6/13/2026 at 12:02:06 AM
DESIGN.md:> Each rule below is enforced mechanically by the skill, not left to vibes.
> R1. Repo docs are the memory; not in HANDOFF.md = didn't happen
SKILL.md:
> Not in docs/HANDOFF.md = didn't happen. Refuse to judge results that exist only in conversation or builder chat output.
"Mechnical enforcement" just means "prompting the LLM a bit extra" these days? It (still) amazes me how much effort and tokens we expend on what could and should be a two line script...
by Denvercoder9
6/13/2026 at 1:05:06 AM
Agents are in a wacky state, which makes projects like this fall into a weird spot. Eg I vaguely expect my agent to do two disparate things: manage dependency injection for tools, prompt modifications, etc, but also be the sort of “brain trust” that controls the flow of execution (can we stop now, do we keep going, etc).This project is meant to be the latter, but there’s not a clean way to integrate that into Claude Code or Codex because they expect to do both.

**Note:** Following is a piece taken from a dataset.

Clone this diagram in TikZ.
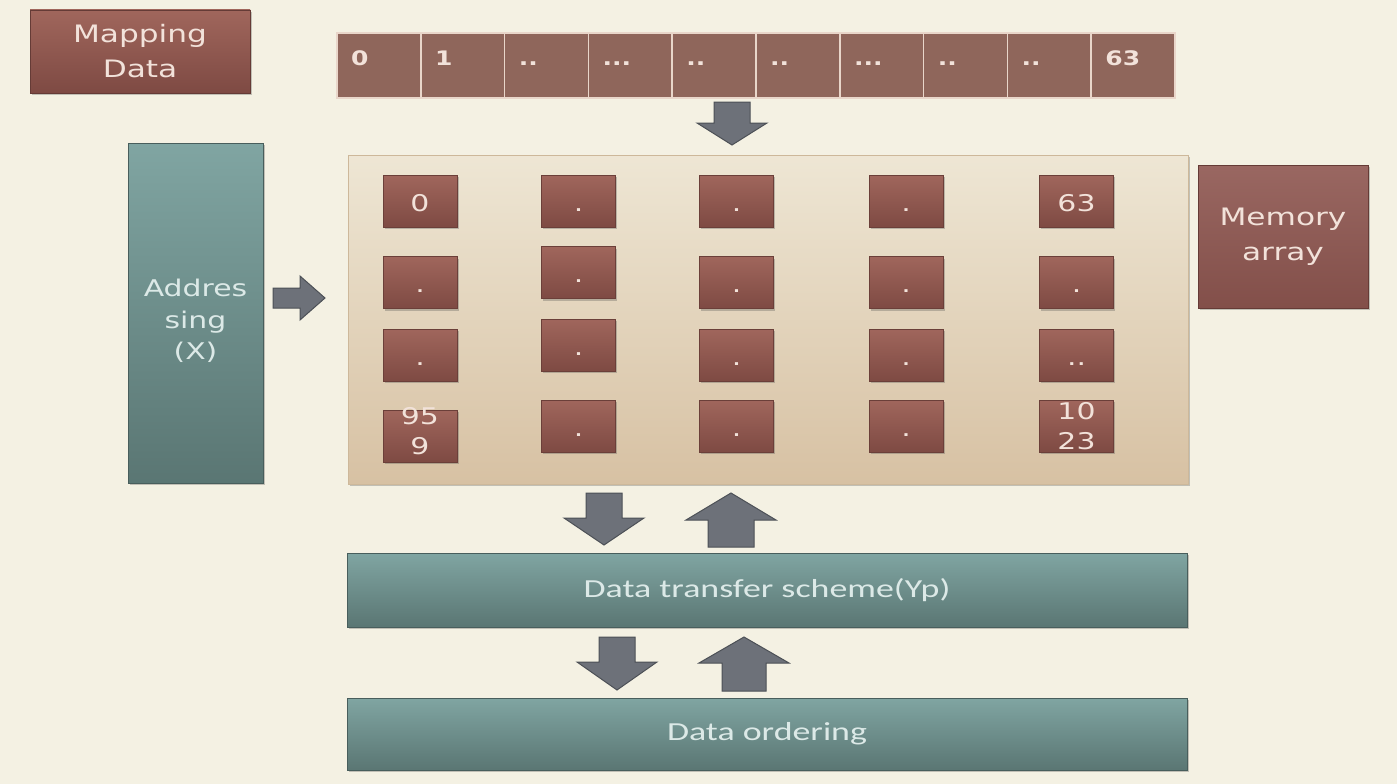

Pi can do it, but then your users can’t use their Claude subscriptions, so you have to cludgily try to do the same thing via LLM prompts.
by everforward
6/13/2026 at 5:19:29 AM
But why does your agent control doneness? It seems to me the most odd part to delegate. All LLMs are terrible at it. Most LLM tasks can be expressed as a DAG or DAG of DAGs. Why delegate that to a random point in context instead of enforcing the flow?by nostrebored
6/13/2026 at 10:20:57 PM
Most LLM tasks can be expressed as a DAG, but the odds of it succeeding go way, way up if you drop the acyclic requirement (eg a “run tests, if they fail, fix it and loop back to running the tests” stage).And it gets delegated to context because it’s either to have another session and tell it to double check and critique the first LLM than it is to write a deterministic test for every prompt. Like if I want a new form that sends a REST request on submit, I can have two LLMs duking it out in 5 minutes. If I have to write Selenium tests then I might as well just write the feature. Or I can have an LLM write the tests, but that’s more or less the same as letting a second LLM judge the first.
by everforward
6/13/2026 at 12:18:52 AM
[dead]by rbren
6/13/2026 at 12:50:17 AM
[dead]by uvbfibsuvkdh